Fern is a fish. Fern is a lake. I have this tendency to name my fish, but I never said I was clever about it. Fern deserved more of a title for his resilience in avoiding my fly but catching my eye. Henceforth he shall be Fernacious His Majesty, Trout Prince of Fern Lake.
I am grateful for gatherings of like-minded individuals and the prospects of learning and friendship such brings. Or at least that’s my theoretical approach to such. My introversion usually kicks in once gathered. The Tenkara Summit back in September was just that kind of event and I had my typical reaction. I was eager to get there, excited to hear the presentations, stoked to see all the gear and gizmos, and then ready to escape almost before it started. I hadn’t pictured how many zealots of streamlined fishing would attend. It’s truly impressive to see how many other Tenkara enthusiasts are out there, but the full room made me crave the company of trout.
Fishing is safe haven for someone like me. Solitude is part of the sport. We hooked up with a friend to fish the Big Thompson the next day. As we left the Fern Lake Trailhead at Rocky Mountain National Park I was already contemplating a departure from my comrades. We raced to the Pool under a blue sky backlighting the first of the golden aspen leaves of the season and by the time I caught up to the guys dragging out rods by the tumbling water my mind was made up. They could have the river and canyon of pockets. I was going on to Fern Lake to find a spot where I could sit quietly and enjoy the companionship of trout. River fish are elusive, rarely seen until splashing on the line. Lake fish are muses that taunt and amuse.
As I arrived I had the lakeshore to myself. Eventually others would arrive, toss packs near the spot the trail dumps them at the lake and proceed to use louder than necessary voices to proclaim the beauty of the lake. Touristy lakes are like that. But for a good long while it was my spot.
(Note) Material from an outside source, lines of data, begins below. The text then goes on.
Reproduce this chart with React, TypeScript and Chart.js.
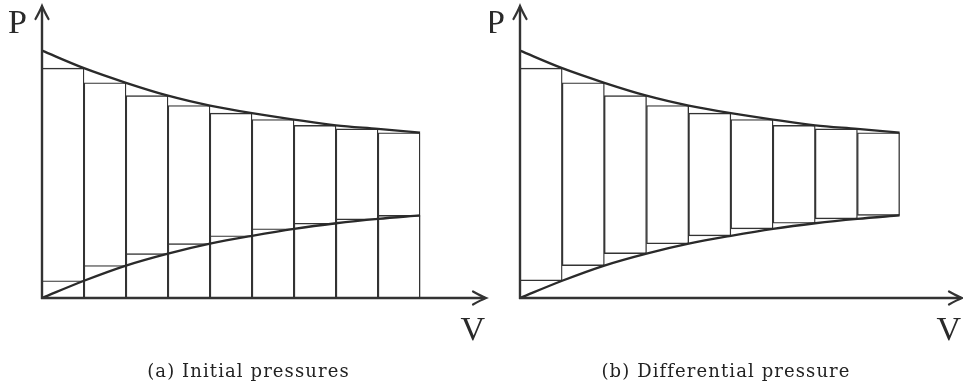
import React, { useEffect, useRef } from "react";
import { Chart, registerables } from "chart.js";

Chart.register(...registerables);

// V positions of the strip edges
const volumeEdges = [0, 1, 2, 3, 4, 5, 6, 7, 8, 9];
// decreasing (upper) pressure curve, sampled at the strip edges
const upperPressure = [8.47, 7.87, 7.37, 6.93, 6.59, 6.33, 6.11, 5.91, 5.79, 5.66];
// increasing (lower) pressure curve, sampled at the strip edges
const lowerPressure = [0, 0.59, 1.11, 1.52, 1.86, 2.13, 2.37, 2.56, 2.71, 2.83];
// axis labels
const yAxisLabel = "P";
const xAxisLabel = "V";
// panel captions
const captionA = "(a) Initial pressures";
const captionB = "(b) Differential pressure";

const INK = "#333333";
const SERIF = "'Liberation Serif', 'DejaVu Serif', serif";
const CAPTION_FONT = "'DejaVu Serif', 'Liberation Serif', serif";

type Mode = "initial" | "differential";

function buildDatasets(mode: Mode) {
  const centers = volumeEdges.slice(0, -1).map((v, i) => (v + volumeEdges[i + 1]) / 2);
  const upperLine = volumeEdges.map((v, i) => ({ x: v, y: upperPressure[i] }));
  const lowerLine = volumeEdges.map((v, i) => ({ x: v, y: lowerPressure[i] }));
  const barCommon = {
    type: "bar" as const,
    borderColor: INK,
    borderWidth: 0.7,
    borderSkipped: false as const,
    backgroundColor: "rgba(255,255,255,0)",
    barPercentage: 1,
    categoryPercentage: 1,
    grouped: false,
  };
  const lineCommon = {
    type: "line" as const,
    borderColor: "#2a2a2a",
    borderWidth: 2.3,
    pointRadius: 0,
    cubicInterpolationMode: "monotone" as const,
    fill: false,
    clip: false as const,
  };
  const lines = [
    { ...lineCommon, label: "upper", data: upperLine, order: 0 },
    { ...lineCommon, label: "lower", data: lowerLine, order: 0 },
  ];
  if (mode === "initial") {
    return [
      ...lines,
      {
        ...barCommon,
        label: "high strips",
        order: 2,
        data: centers.map((c, i) => ({ x: c, y: upperPressure[i + 1] })),
      },
      {
        ...barCommon,
        label: "low strips",
        order: 1,
        data: centers.map((c, i) => ({ x: c, y: lowerPressure[i + 1] })),
      },
    ];
  }
  return [
    ...lines,
    {
      ...barCommon,
      label: "difference strips",
      order: 2,
      data: centers.map((c, i) => ({ x: c, y: [lowerPressure[i + 1], upperPressure[i + 1]] })),
    },
  ];
}

const axesPlugin = {
  id: "arrowAxes",
  afterDatasetsDraw(chart: any) {
    const { ctx, chartArea, scales } = chart;
    const x0 = scales.x.getPixelForValue(0);
    const y0 = scales.y.getPixelForValue(0);
    const top = chartArea.top;
    const right = chartArea.right;
    ctx.save();
    ctx.strokeStyle = INK;
    ctx.lineWidth = 2.4;
    ctx.lineCap = "butt";
    ctx.beginPath();
    ctx.moveTo(x0, y0 + 1);
    ctx.lineTo(x0, top + 1);
    ctx.moveTo(x0 - 1, y0);
    ctx.lineTo(right - 1, y0);
    ctx.stroke();
    // arrow heads
    ctx.lineWidth = 2.2;
    ctx.lineCap = "round";
    ctx.beginPath();
    ctx.moveTo(x0 - 6.5, top + 13);
    ctx.quadraticCurveTo(x0 - 2, top + 5, x0, top);
    ctx.quadraticCurveTo(x0 + 2, top + 5, x0 + 6.5, top + 13);
    ctx.moveTo(right - 13, y0 - 6.5);
    ctx.quadraticCurveTo(right - 5, y0 - 2, right, y0);
    ctx.quadraticCurveTo(right - 5, y0 + 2, right - 13, y0 + 6.5);
    ctx.stroke();
    // labels
    ctx.fillStyle = "#2a2a2a";
    ctx.font = `34px ${SERIF}`;
    ctx.textBaseline = "alphabetic";
    ctx.textAlign = "right";
    ctx.fillText(yAxisLabel, x0 - 15, top + 27);
    ctx.fillText(xAxisLabel, right - 1, y0 + 42);
    ctx.restore();
  },
};

function Panel(props: {
  mode: Mode;
  left: number;
  width: number;
  padLeft: number;
  padRight: number;
  xMax: number;
}) {
  const ref = useRef<HTMLCanvasElement | null>(null);
  useEffect(() => {
    if (!ref.current) return;
    const chart = new Chart(ref.current, {
      type: "bar",
      data: { datasets: buildDatasets(props.mode) as any },
      options: {
        animation: false,
        responsive: false,
        devicePixelRatio: 1,
        layout: { padding: { left: props.padLeft, right: props.padRight, top: 6, bottom: 91 } },
        plugins: { legend: { display: false }, tooltip: { enabled: false }, title: { display: false } },
        scales: {
          x: { type: "linear", min: 0, max: props.xMax, offset: false, display: false },
          y: { type: "linear", min: 0, max: 10, display: false },
        },
      },
      plugins: [axesPlugin],
    });
    return () => chart.destroy();
  }, []);
  return (
    <canvas
      ref={ref}
      width={props.width}
      height={389}
      style={{ position: "absolute", left: props.left, top: 0, width: props.width, height: 389 }}
    />
  );
}

function Caption(props: { text: string; center: number }) {
  return (
    <div
      style={{
        position: "absolute",
        left: props.center - 200,
        width: 400,
        top: 360,
        textAlign: "center",
        fontFamily: CAPTION_FONT,
        fontSize: 18,
        lineHeight: "22px",
        letterSpacing: "1.1px",
        color: "#222",
        whiteSpace: "nowrap",
      }}
    >
      {props.text}
    </div>
  );
}

export default function App() {
  return (
    <div style={{ position: "absolute", left: 0, top: 0, width: 963, height: 389, background: "#fff", overflow: "hidden" }}>
      <Panel mode="initial" left={0} width={490} padLeft={42} padRight={4} xMax={10.57} />
      <Panel mode="differential" left={490} width={473} padLeft={30} padRight={1} xMax={10.48} />
      <Caption text={captionA} center={248.5} />
      <Caption text={captionB} center={726} />
    </div>
  );
}
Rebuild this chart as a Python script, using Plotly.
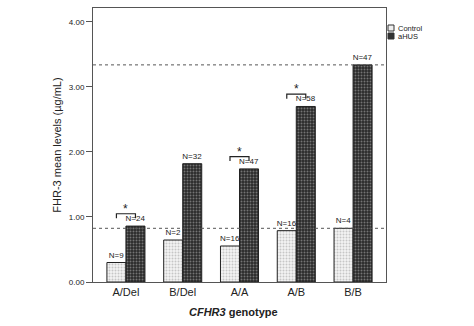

And I caught a couple of trout friends. Then I met the tenacious trout that kept swimming laps almost right to my feet, out past my fly, and back to his hiding spot. Fernacious possessed a curiosity that bordered on bizarre. I stopped trying to catch him on my line and captured him with camera instead. He schooled me and I eagerly studied until it was time to pack things up and rejoin my party down at the river.
The guys had success on the river that day. They’d each caught some nice brook trout in the usual sorts of places. We’d all walked our own route to fishing bliss and better mental health. It’s the beauty of the pursuit, it can be social but for the most part it is you, a line, and a trout you can name whether or not you catch him.